◆ EXTRACTED DATA:
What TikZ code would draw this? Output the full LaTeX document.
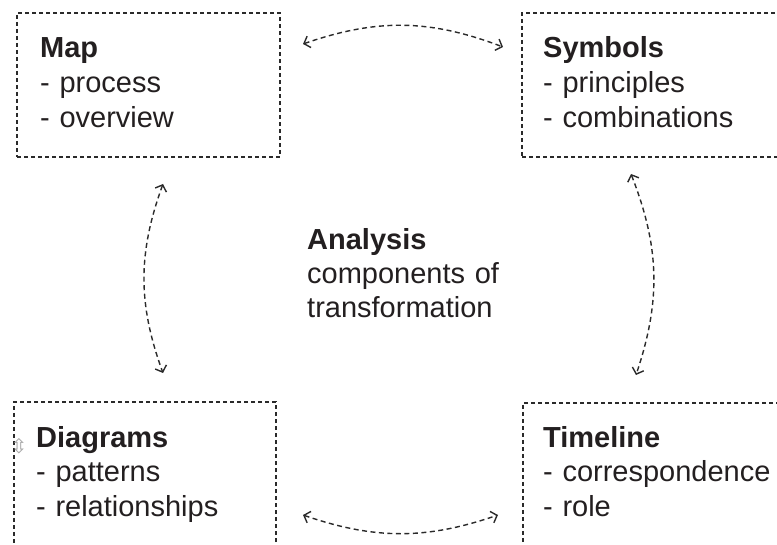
\documentclass[tikz,border=0pt]{standalone}
\usepackage{fontspec}
\setmainfont{Liberation Sans}
\newfontfamily\symfont{DejaVu Sans}
\usetikzlibrary{arrows.meta}
\definecolor{ink}{HTML}{231F20}
\definecolor{line}{HTML}{2A2A2A}
\begin{document}
\begin{tikzpicture}[x=1pt,y=-1pt,
  box/.style={draw=line, line width=1.1pt, dash pattern=on 4pt off 3pt, rectangle, inner sep=0pt},
  label/.style={anchor=base west, inner sep=0pt, text width=260pt, align=left, text=ink,
    font=\fontsize{29}{35}\selectfont},
  conn/.style={draw=line, line width=1.4pt, dash pattern=on 5pt off 3.5pt,
    {Straight Barb[length=5.5pt,width=12pt]}-{Straight Barb[length=5.5pt,width=12pt]}}]
\useasboundingbox (0,0) rectangle (777,545);

% boxes
\node[box, minimum width=263pt, minimum height=144pt] (mapbox) at (148.5,85) {};
\node[box, minimum width=268pt, minimum height=144pt] (symbox) at (656,85) {};
\node[box, minimum width=262pt, minimum height=158pt] (diabox) at (145,481) {};
\node[box, minimum width=267pt, minimum height=157pt] (timbox) at (656.5,481.5) {};

% texts
\node[label] (maptext) at (40,58) {\textbf{Map}\\- process\\- overview};
\node[label] (symtext) at (543,58) {\textbf{Symbols}\\- principles\\- combinations};
\node[label] (diatext) at (36,447) {\textbf{Diagrams}\\- patterns\\- relationships};
\node[label] (timtext) at (543,447) {\textbf{Timeline}\\- correspondence\\- role};
\node[label, font=\fontsize{29}{34}\selectfont] (analysis) at (307,250)
  {\textbf{Analysis}\\components of\\transformation};

% small icon
\node[anchor=center, inner sep=0pt, text=gray!70, font=\symfont\fontsize{20}{20}\selectfont] (icon) at (19,446) {⇳};

% connector ends
\coordinate (t1) at (303,44);
\coordinate (t2) at (503,47);
\coordinate (b1) at (303,515);
\coordinate (b2) at (498,515);
\coordinate (l1) at (163,184);
\coordinate (l2) at (163,373);
\coordinate (r1) at (631,174);
\coordinate (r2) at (636,375);

\draw[conn] (t1) to[bend left=20] (t2);
\draw[conn] (b1) to[bend right=19] (b2);
\draw[conn] (l1) to[bend right=20] (l2);
\draw[conn] (r1) to[bend left=20] (r2);
\end{tikzpicture}
\end{document}
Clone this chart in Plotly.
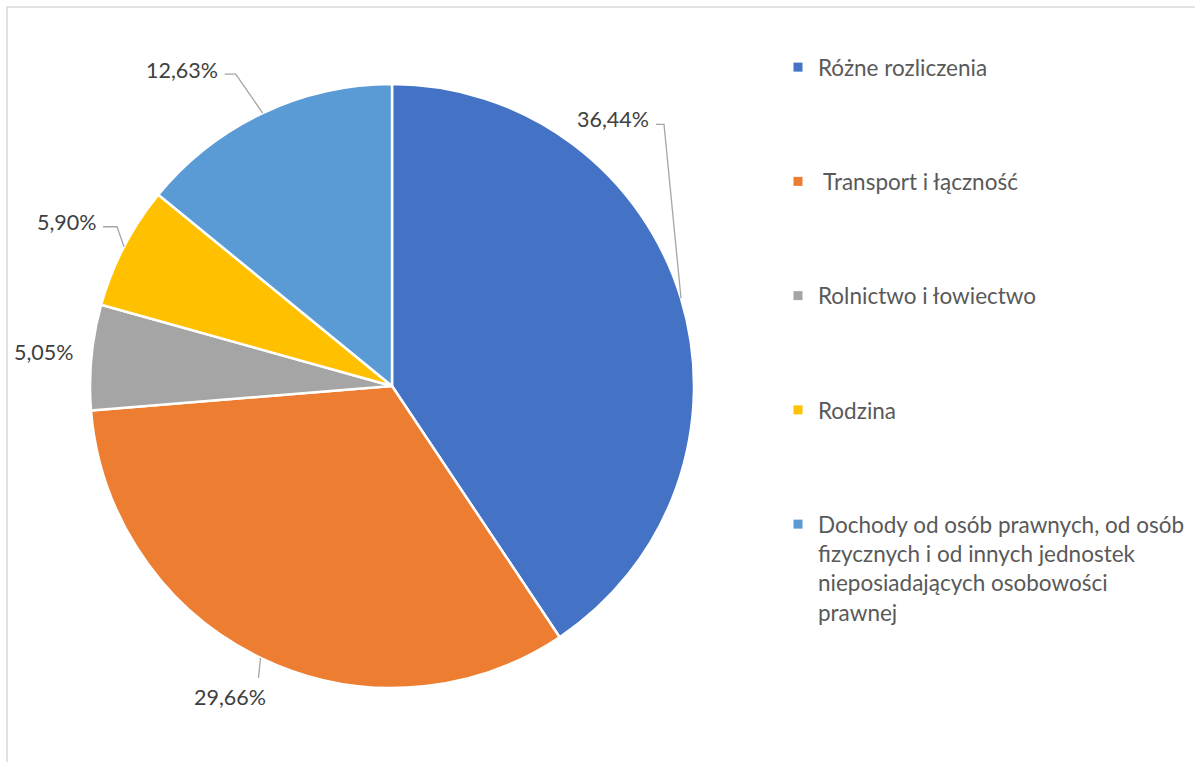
import math
import plotly.graph_objects as go

# ---- data ----
categories = [
    "Różne rozliczenia",
    " Transport i łączność",
    "Rolnictwo i łowiectwo",
    "Rodzina",
    "Dochody od osób prawnych, od osób<br>fizycznych i od innych jednostek<br>nieposiadających osobowości<br>prawnej",
]
values = [36.44, 29.66, 5.05, 5.90, 12.63]
colors = ["#4472C4", "#ED7D31", "#A5A5A5", "#FFC000", "#5B9BD5"]

# ---- layout constants (pixels) ----
W, H = 1195, 762
CX, CY, R = 392, 386, 302
FONT = "Lato"
LABEL_COLOR = "#404040"
LEGEND_COLOR = "#595959"
LINE_COLOR = "#A6A6A6"

# label placement relative to the slice's outer mid-point: (elbow, end, text pos, xanchor)
label_layout = [
    dict(elbow=(-17, -174), end=(-25, -174), text=(-30, -179), xanchor="right"),
    dict(elbow=(-2, 20), end=(-2, 20), text=(-31, 39), xanchor="center"),
    dict(elbow=None, end=None, text=(-15, -5), xanchor="right"),
    dict(elbow=(-7, -20), end=(-21, -20), text=(-25, -25), xanchor="right"),
    dict(elbow=(-27, -39), end=(-38, -39), text=(-43, -43), xanchor="right"),
]


def px(x):
    return x / W


def py(y):
    return 1 - y / H


fig = go.Figure()

fig.add_trace(go.Pie(
    labels=categories,
    values=values,
    sort=False,
    direction="clockwise",
    rotation=0,
    marker=dict(colors=colors, line=dict(color="white", width=2.5)),
    textinfo="none",
    showlegend=False,
    domain=dict(x=[px(CX - R), px(CX + R)], y=[py(CY + R), py(CY - R)]),
))

# legend entries
for i, (name, c) in enumerate(zip(categories, colors)):
    fig.add_trace(go.Scatter(
        x=[None], y=[None], mode="markers", name=name,
        marker=dict(symbol="square", size=9, color=c),
        legendgroup=str(i), showlegend=True,
    ))

# data labels with leader lines
total = sum(values)
cum = 0.0
annotations = []
shapes = []
for v, lay in zip(values, label_layout):
    mid = (cum + v / 2) / total * 2 * math.pi
    cum += v
    ex = CX + R * math.sin(mid)
    ey = CY - R * math.cos(mid)
    txt = f"{v:.2f}".replace(".", ",") + "%"
    tx, ty = ex + lay["text"][0], ey + lay["text"][1]
    annotations.append(dict(
        x=px(tx), y=py(ty), xref="paper", yref="paper", text=txt,
        showarrow=False, xanchor=lay["xanchor"], yanchor="middle",
        font=dict(family=FONT, size=21.5, color=LABEL_COLOR),
    ))
    if lay["elbow"] is not None:
        bx, by = ex + lay["elbow"][0], ey + lay["elbow"][1]
        nx, ny = ex + lay["end"][0], ey + lay["end"][1]
        path = f"M{px(ex)},{py(ey)} L{px(bx)},{py(by)} L{px(nx)},{py(ny)}"
        shapes.append(dict(type="path", xref="paper", yref="paper", path=path,
                           line=dict(color=LINE_COLOR, width=1.3)))

# outer frame
shapes.append(dict(type="rect", xref="paper", yref="paper",
                   x0=px(7), y0=py(775), x1=px(1210), y1=py(7),
                   line=dict(color="#D9D9D9", width=1.5), layer="below"))

fig.update_layout(
    width=W, height=H,
    margin=dict(l=0, r=0, t=0, b=0),
    paper_bgcolor="white", plot_bgcolor="white",
    xaxis=dict(visible=False), yaxis=dict(visible=False),
    annotations=annotations, shapes=shapes,
    legend=dict(
        x=px(778), y=py(46), xanchor="left", yanchor="top",
        traceorder="grouped", tracegroupgap=82, valign="top",
        font=dict(family=FONT, size=22.5, color=LEGEND_COLOR),
        bgcolor="rgba(0,0,0,0)",
    ),
)

fig.write_html("out.html", config={"displayModeBar": False},
               post_script="document.body.style.margin='0';")
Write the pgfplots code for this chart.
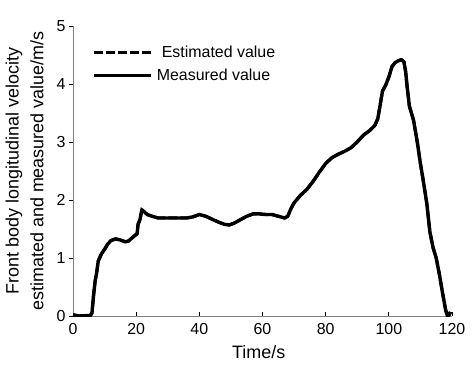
\documentclass[border=0pt]{standalone}
\usepackage{fontspec}
\setmainfont{Liberation Sans}
\usepackage{pgfplots}
\pgfplotsset{compat=1.18}
\pgfplotstableread{
x y
0 0.02
2 0.0
5.5 0.01
6 0.05
6.5 0.35
7 0.6
7.5 0.75
8 0.95
9 1.07
10 1.15
11 1.24
12 1.30
13.5 1.33
15 1.31
16.5 1.28
17.5 1.29
19 1.36
20.3 1.42
20.6 1.58
21.2 1.66
21.8 1.83
22.5 1.80
23.5 1.75
25 1.72
27 1.69
30 1.69
33 1.69
36 1.69
38 1.71
40 1.75
42 1.72
44 1.67
46 1.62
48 1.58
49.5 1.57
51 1.60
53 1.66
55 1.72
57 1.76
59 1.76
61 1.75
63 1.75
65 1.72
67 1.69
68 1.72
69 1.85
70 1.95
72 2.08
74 2.18
76 2.32
78 2.48
80 2.63
82 2.73
84 2.79
86 2.84
88 2.90
90 3.00
92 3.12
94 3.20
95.6 3.29
96.5 3.40
97.2 3.62
98 3.88
99 3.98
100 4.12
101 4.30
102 4.37
103 4.40
104 4.42
104.8 4.38
105.3 4.22
105.8 3.95
106.5 3.62
107.8 3.38
109 3.00
110 2.63
111 2.30
112 1.95
113 1.45
114 1.18
115 1.00
116 0.72
117 0.40
118 0.10
118.6 0.0
119.2 0.03
119.5 0.07
}\datatable
\begin{document}
\begin{tikzpicture}
\begin{axis}[
  scale only axis,
  width=379bp, height=290bp,
  xmin=0, xmax=120, ymin=0, ymax=5,
  axis x line*=bottom, axis y line*=left,
  axis line style={gray, line width=0.8pt},
  xtick={0,20,...,120}, ytick={0,1,...,5},
  x tick style={black, line width=1pt}, y tick style={black, line width=0.8pt},
  xtick align=inside, ytick align=outside,
  major tick length=4bp,
  /pgf/number format/assume math mode=true,
  tick label style={font=\fontsize{16}{19}\selectfont},
  xticklabel style={yshift=-4bp},
  xlabel={Time/s},
  ylabel={Front body longitudinal velocity\\estimated and measured value/m/s},
  label style={font=\fontsize{18}{25}\selectfont},
  xlabel style={at={(axis description cs:0.49,-0.148)}, anchor=base, inner sep=0pt},
  ylabel style={at={(axis description cs:-0.077,0.5)}, anchor=south, inner sep=0pt, align=center},
  legend style={draw=none, fill=none, at={(0.05,0.94)}, anchor=north west,
    font=\fontsize{16}{19}\selectfont, row sep=6bp, inner sep=0pt},
  legend cell align=left,
  legend image code/.code={\draw[#1, line width=3bp] (0,0) -- (57bp,0); \path (61bp,0);},
]
\addplot[black, line width=3bp, dash pattern=on 9bp off 3bp, forget plot] table[x=x,y=y] {\datatable};
\addplot[black, line width=3.4bp, line join=round, forget plot] table[x=x,y=y] {\datatable};
\addlegendimage{black, dash pattern=on 9bp off 3bp}
\addlegendentry{\hspace*{5bp}Estimated value}
\addlegendimage{black}
\addlegendentry{Measured value}
\end{axis}
\path (current axis.south west) ++(-73bp,-52bp) coordinate (bl);
\path (current axis.north east) ++(22bp,26bp) coordinate (tr);
\path (bl) rectangle (tr);
\end{tikzpicture}
\end{document}
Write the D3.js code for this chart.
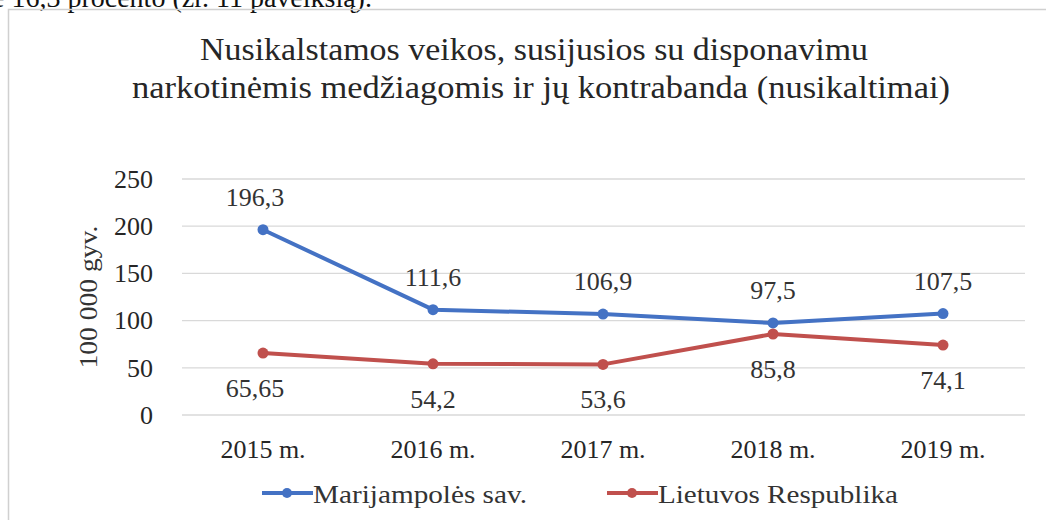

◆ EXERCISE GOAL:
Above are the records. Copy word for word only their lines from the one holding "Clone this chart in Plotly." through the one holding "return x / W", both included, and skip the images.

◆ ANSWER TO THIS PROBLEM:
Clone this chart in Plotly.
import math
import plotly.graph_objects as go

# ---- data ----
categories = [
    "Różne rozliczenia",
    " Transport i łączność",
    "Rolnictwo i łowiectwo",
    "Rodzina",
    "Dochody od osób prawnych, od osób<br>fizycznych i od innych jednostek<br>nieposiadających osobowości<br>prawnej",
]
values = [36.44, 29.66, 5.05, 5.90, 12.63]
colors = ["#4472C4", "#ED7D31", "#A5A5A5", "#FFC000", "#5B9BD5"]

# ---- layout constants (pixels) ----
W, H = 1195, 762
CX, CY, R = 392, 386, 302
FONT = "Lato"
LABEL_COLOR = "#404040"
LEGEND_COLOR = "#595959"
LINE_COLOR = "#A6A6A6"

# label placement relative to the slice's outer mid-point: (elbow, end, text pos, xanchor)
label_layout = [
    dict(elbow=(-17, -174), end=(-25, -174), text=(-30, -179), xanchor="right"),
    dict(elbow=(-2, 20), end=(-2, 20), text=(-31, 39), xanchor="center"),
    dict(elbow=None, end=None, text=(-15, -5), xanchor="right"),
    dict(elbow=(-7, -20), end=(-21, -20), text=(-25, -25), xanchor="right"),
    dict(elbow=(-27, -39), end=(-38, -39), text=(-43, -43), xanchor="right"),
]


def px(x):
    return x / W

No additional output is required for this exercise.